The Musashino Police Station even received a heart-warming gift. Head Patrol Officer Naoto Nabekura, stationed at Kichijoji Higashiguchi Police Box, was on patrol duty one night. As he tried to post a “patmemo” to a house, he found a small handmade certificate stuck on the mailbox. It said, “Thank you for watching over us even on a rainy, windy or snowy day.”
It was a house that he had begun patrolling after he received some word of concern during one of his patrol duties. Patmemos are posted after midnight or early in the morning when the residents are still asleep. “That’s why getting some response about the memos makes it all the more motivating,” Nabekura said.
Thanks to the patmemos, more locals say hello when they pass by the police box. “If they know our names, they will talk to us when something happens. We want to use patmemos as a means of communication,” he said.
According to the Musashino Police Station, they post more than 6,300 patmemos a month.
Although the Tokyo Metropolitan Police Department (TMPD) calls them “patrol memos,” these pieces of paper are called “patrol cards” nationwide.

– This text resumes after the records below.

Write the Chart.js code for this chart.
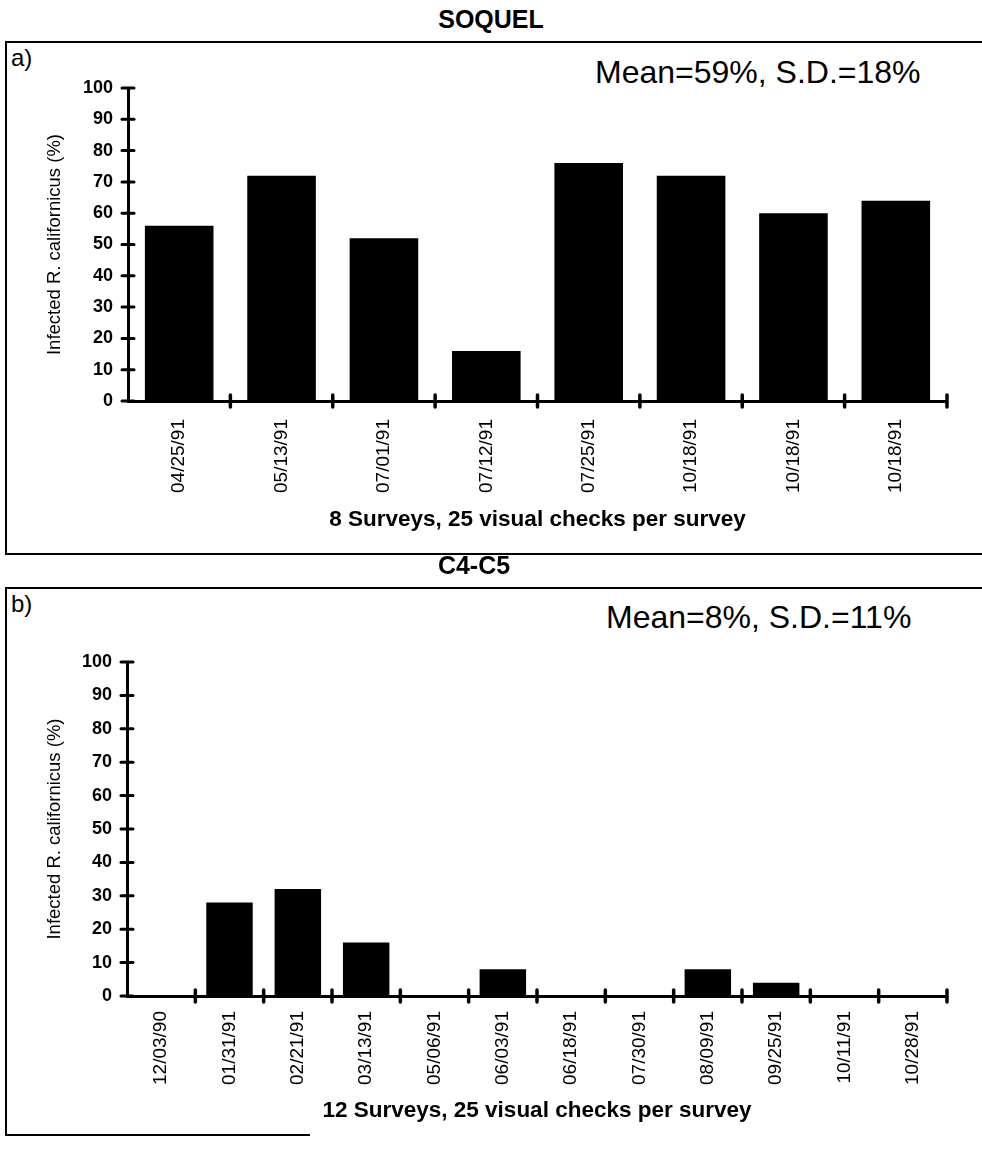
<!DOCTYPE html>
<html>
<head>
<meta charset="utf-8">
<script src="https://cdn.jsdelivr.net/npm/chart.js@4.4.1/dist/chart.umd.min.js"></script>
<style>
  html, body { margin: 0; padding: 0; background: #fff; }
  body { width: 982px; height: 1149px; position: relative; overflow: hidden;
         font-family: 'Liberation Sans', Arial, sans-serif; color: #000; }
  .abs { position: absolute; white-space: nowrap; line-height: 1.15; }
  .site { font-weight: bold; font-size: 25px; transform: translateX(-50%); }
  .panel { font-size: 24px; }
  .stat { font-size: 32px; }
  .line { position: absolute; background: #000; }
  canvas { position: absolute; }
</style>
</head>
<body>
<!-- panel a -->
<div class="abs site" style="left:491px; top:5px;">SOQUEL</div>
<div class="line" style="left:5px; top:41px; width:977px; height:2px;"></div>
<div class="line" style="left:5px; top:41px; width:2px; height:514px;"></div>
<div class="line" style="left:5px; top:553px; width:977px; height:2px;"></div>
<div class="abs panel" style="left:11px; top:44px;">a)</div>
<div class="abs stat" style="left:595px; top:54px;">Mean=59%, S.D.=18%</div>
<canvas id="chartA" width="975" height="510" style="left:7px; top:43px;"></canvas>

<!-- panel b -->
<div class="abs site" style="left:474px; top:551px;">C4-C5</div>
<div class="line" style="left:5px; top:587px; width:977px; height:2px;"></div>
<div class="line" style="left:5px; top:587px; width:2px; height:549px;"></div>
<div class="line" style="left:5px; top:1134px; width:305px; height:2px;"></div>
<div class="abs panel" style="left:11px; top:590px;">b)</div>
<div class="abs stat" style="left:606px; top:599px;">Mean=8%, S.D.=11%</div>
<canvas id="chartB" width="975" height="545" style="left:7px; top:589px;"></canvas>

<script>
// Survey dates and percent of R. californicus infected, Soquel site
const soquelDates = ['04/25/91', '05/13/91', '07/01/91', '07/12/91', '07/25/91', '10/18/91', '10/18/91', '10/18/91'];
const soquelInfected = [56, 72, 52, 16, 76, 72, 60, 64];

// Survey dates and percent infected, C4-C5 site
const c4c5Dates = ['12/03/90', '01/31/91', '02/21/91', '03/13/91', '05/06/91', '06/03/91', '06/18/91', '07/30/91', '08/09/91', '09/25/91', '10/11/91', '10/28/91'];
const c4c5Infected = [0, 28, 32, 16, 0, 8, 0, 0, 8, 4, 0, 0];

const yTicks = [0, 10, 20, 30, 40, 50, 60, 70, 80, 90, 100];
const yTitle = 'Infected R. californicus (%)';

const SANS = "'Liberation Sans', Arial, sans-serif";

// Short cross-marks on both axes, like the hand-drawn tick bars
const crossTicks = {
  id: 'crossTicks',
  afterDraw(chart) {
    const { ctx, scales: { x, y } } = chart;
    const len = 6;
    ctx.save();
    ctx.strokeStyle = '#000';
    ctx.lineWidth = 3;
    ctx.lineCap = 'round';
    const ax = x.left;
    yTicks.forEach(v => {
      const py = y.getPixelForValue(v);
      ctx.beginPath(); ctx.moveTo(ax - len, py); ctx.lineTo(ax + len, py); ctx.stroke();
    });
    const n = x.getLabels().length;
    const step = x.getPixelForValue(1) - x.getPixelForValue(0);
    const base = y.getPixelForValue(0);
    ctx.lineWidth = 3.5;
    for (let i = 1; i <= n; i++) {
      const px = x.getPixelForValue(i - 1) + step / 2;
      ctx.beginPath(); ctx.moveTo(px, base - len); ctx.lineTo(px, base + len); ctx.stroke();
    }
    ctx.restore();
  }
};

function makeChart(id, labels, values, xTitle, geom) {
  return new Chart(document.getElementById(id), {
    type: 'bar',
    data: {
      labels: labels,
      datasets: [{
        data: values,
        backgroundColor: '#000',
        borderWidth: 0,
        barPercentage: geom.bar,
        categoryPercentage: 1.0
      }]
    },
    options: {
      responsive: false,
      animation: false,
      events: [],
      layout: { padding: { left: 0, top: geom.top, right: geom.right, bottom: 0 } },
      plugins: { legend: { display: false }, tooltip: { enabled: false } },
      scales: {
        x: {
          type: 'category',
          offset: true,
          grid: { display: false, drawTicks: false },
          border: { display: true, color: '#000', width: 3 },
          ticks: {
            autoSkip: false, minRotation: 90, maxRotation: 90,
            color: '#000', padding: geom.labelPad,
            font: { family: SANS, size: 19 }
          },
          title: {
            display: true, text: xTitle, color: '#000',
            font: { family: SANS, size: 22.5, weight: 'bold' },
            padding: { top: 4, bottom: geom.titlePad }
          },
          afterFit(s) { s.height = geom.xHeight; }
        },
        y: {
          min: 0, max: 100,
          afterBuildTicks(s) { s.ticks = yTicks.map(v => ({ value: v })); },
          grid: { display: false, drawTicks: false },
          border: { display: true, color: '#000', width: 3 },
          ticks: {
            color: '#000', padding: 15,
            font: { family: SANS, size: 18, weight: 'bold' }
          },
          title: {
            display: true, text: yTitle, color: '#000',
            font: { family: SANS, size: 18.5 },
            padding: { top: 37, bottom: 0 }
          },
          afterFit(s) { s.width = geom.yWidth; }
        }
      }
    },
    plugins: [crossTicks]
  });
}

makeChart('chartA', soquelDates, soquelInfected, '8 Surveys, 25 visual checks per survey',
  { top: 45, right: 35, yWidth: 121, xHeight: 152, labelPad: 18, titlePad: 20, bar: 0.67 });

makeChart('chartB', c4c5Dates, c4c5Infected, '12 Surveys, 25 visual checks per survey',
  { top: 73, right: 35, yWidth: 120, xHeight: 138, labelPad: 15, titlePad: 10, bar: 0.68 });
</script>
</body>
</html>
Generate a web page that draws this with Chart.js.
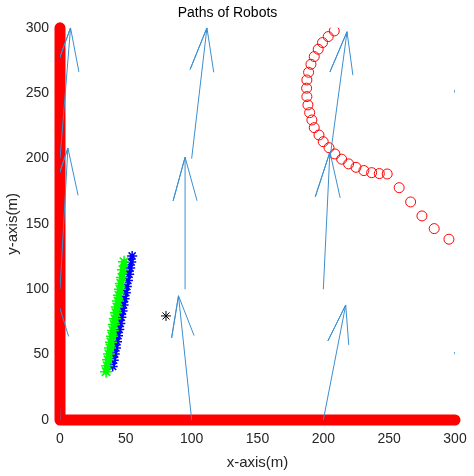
<!DOCTYPE html>
<html>
<head>
<meta charset="utf-8">
<script src="https://cdn.jsdelivr.net/npm/chart.js@4/dist/chart.umd.min.js"></script>
<style>
  body { margin: 0; background: #fff; }
  #wrap { width: 474px; height: 476px; }
</style>
</head>
<body>
<div id="wrap"><canvas id="robots"></canvas></div>
<script>
const xTicks = [0, 50, 100, 150, 200, 250, 300];
const yTicks = [0, 50, 100, 150, 200, 250, 300];

// red boundary robot path (along axes)
const borderX = [300, 0, 0];
const borderY = [0, 0, 300];

// red circle robot
const circleX = [208.3, 203.7, 199.4, 196.1, 193.1, 190.6, 188.8, 187.5, 187.3, 187.5, 188.3, 189.6, 191.3, 193.1, 196.7, 199.9, 204.3, 208.8, 213.9, 219.2, 224.8, 230.8, 236.7, 242.5, 248.5, 257.6, 266.3, 274.9, 284.2, 295.4];
const circleY = [297.6, 293.3, 288.7, 283.6, 278, 272.1, 266, 260.1, 253.8, 247.4, 241, 235.1, 229.5, 223.6, 218, 212.9, 208.3, 203.5, 199.5, 195.9, 193.3, 190.8, 189.2, 188.5, 188.2, 177.7, 166.8, 156.1, 146.4, 138.3];

// green and blue star robots
const greenX = [35, 35.8, 36.5, 37.2, 38, 38.7, 39.5, 40.2, 41, 41.7, 42.5, 43.2, 44, 44.7, 45.5, 46.2, 47, 47.8, 48.6];
const greenY = [37, 41.5, 46, 50.5, 55, 59.5, 64, 68.5, 73, 77.5, 82, 86.5, 91, 95.5, 100, 104.5, 109, 115, 121];
const blueX = [40, 40.8, 41.6, 42.5, 43.3, 44.1, 45, 45.8, 46.6, 47.5, 48.3, 49.1, 50, 50.8, 51.6, 52.5, 53.3, 54.1, 54.8];
const blueY = [41, 45.7, 50.4, 55.1, 59.8, 64.5, 69.2, 73.9, 78.6, 83.3, 88, 92.7, 97.4, 102.1, 106.8, 111.5, 116.2, 120.9, 125.5];

// black target
const targetX = [80.5];
const targetY = [79.6];

// field arrows: base -> tip
const arrowBaseX = [0, 0, 0, 100, 95, 100, 200, 200, 205, 300, 300];
const arrowBaseY = [0, 100, 200, 0, 100, 200, 0, 100, 200, 50, 250];
const arrowTipX = [-3, 6, 8, 90, 95, 111.6, 217, 205, 218, 300, 300];
const arrowTipY = [95, 208, 300, 95, 201, 300, 88, 205, 297, 52, 252];

function pts(xs, ys) { return xs.map((x, i) => ({ x: x, y: ys[i] })); }

function arrowPoints() {
  const out = [];
  for (let i = 0; i < arrowBaseX.length; i++) {
    const bx = arrowBaseX[i], by = arrowBaseY[i], tx = arrowTipX[i], ty = arrowTipY[i];
    const dx = tx - bx, dy = ty - by;
    const len = Math.hypot(dx, dy);
    const ux = dx / len, uy = dy / len;
    const h = len * 0.33, w = len * 0.09;
    out.push({ x: bx, y: by }, { x: tx, y: ty });
    out.push({ x: tx - ux * h - uy * w, y: ty - uy * h + ux * w }, { x: tx, y: ty });
    out.push({ x: tx - ux * h + uy * w, y: ty - uy * h - ux * w });
    out.push({ x: null, y: null });
  }
  return out;
}

Chart.defaults.font.family = 'Arial, "Liberation Sans", sans-serif';
Chart.defaults.color = '#262626';

new Chart(document.getElementById('robots'), {
  type: 'scatter',
  data: {
    datasets: [
      { data: arrowPoints(), showLine: true, spanGaps: false, borderColor: '#3b8fd0', borderWidth: 1, pointRadius: 0 },
      { data: pts(borderX, borderY), showLine: true, clip: 10, borderColor: '#ff0000', borderWidth: 11, pointRadius: 0, borderCapStyle: 'round', borderJoinStyle: 'round' },
      { data: pts(greenX, greenY), showLine: true, borderColor: '#00ff00', borderWidth: 6, pointStyle: 'star', pointRadius: 6, pointBorderWidth: 1.5, pointBorderColor: '#00ff00', borderCapStyle: 'round' },
      { data: pts(blueX, blueY), showLine: true, borderColor: '#0000ff', borderWidth: 4, pointStyle: 'star', pointRadius: 5, pointBorderWidth: 1.5, pointBorderColor: '#0000ff', borderCapStyle: 'round' },
      { data: pts(circleX, circleY), pointStyle: 'circle', pointRadius: 5, borderColor: '#ff0000', backgroundColor: 'rgba(0,0,0,0)', borderWidth: 1 },
      { data: pts(targetX, targetY), pointStyle: 'star', pointRadius: 5, borderColor: '#000', borderWidth: 1 }
    ]
  },
  options: {
    responsive: true,
    maintainAspectRatio: false,
    animation: false,
    layout: { padding: { right: 19 } },
    plugins: {
      legend: { display: false },
      tooltip: { enabled: false },
      title: { display: true, text: 'Paths of Robots', color: '#000', font: { size: 14, weight: 'normal' }, padding: { top: 5, bottom: 6 } }
    },
    scales: {
      x: {
        type: 'linear', min: 0, max: 300,
        grid: { display: false },
        border: { color: '#262626' },
        afterBuildTicks: s => { s.ticks = xTicks.map(v => ({ value: v })); },
        ticks: { font: { size: 14 }, maxRotation: 0 },
        title: { display: true, text: 'x-axis(m)', font: { size: 15 }, padding: { top: 2 } },
        afterFit: s => { s.height = 56; }
      },
      y: {
        type: 'linear', min: 0, max: 300,
        grid: { display: false },
        border: { color: '#262626' },
        afterBuildTicks: s => { s.ticks = yTicks.map(v => ({ value: v })); },
        ticks: { font: { size: 14 } },
        title: { display: true, text: 'y-axis(m)', font: { size: 15 } },
        afterFit: s => { s.width = 60; }
      }
    }
  }
});
</script>
</body>
</html>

The TMPD says the origins of patrol cards are not clear, but they appear in the Police White Paper of 1948, where the memos had checklists to remind the residents to lock their doors and take in their washing.
As for the card designs, in some cases the police headquarters decide on the design while some police stations create their own.
Since the cards are distributed mainly in areas with many elderly residents, many of the recent patrol cards have warnings printed on the back of the card to call attention to special frauds. Shimane Prefectural Police even uses cards that have braille writing.
TMPD calculates that a total of 1.4 million patrol cards were distributed 2016, while the Kanagawa Prefectural Police distributed 2.8 million cards in 28 years.
TMPD Regional Office explains that the patrol memos aim to foster this sense among residents: “Public safety is like the air. We want to inform the residents, through our patmemos, that nothing unusual took place, and to feel safe.”
The same official emphasized: “Trust between the residents and the police becomes even more important when it comes to gathering information to prevent crimes or make arrests. We want to promote the distribution of patmemos as a way to form that trust.”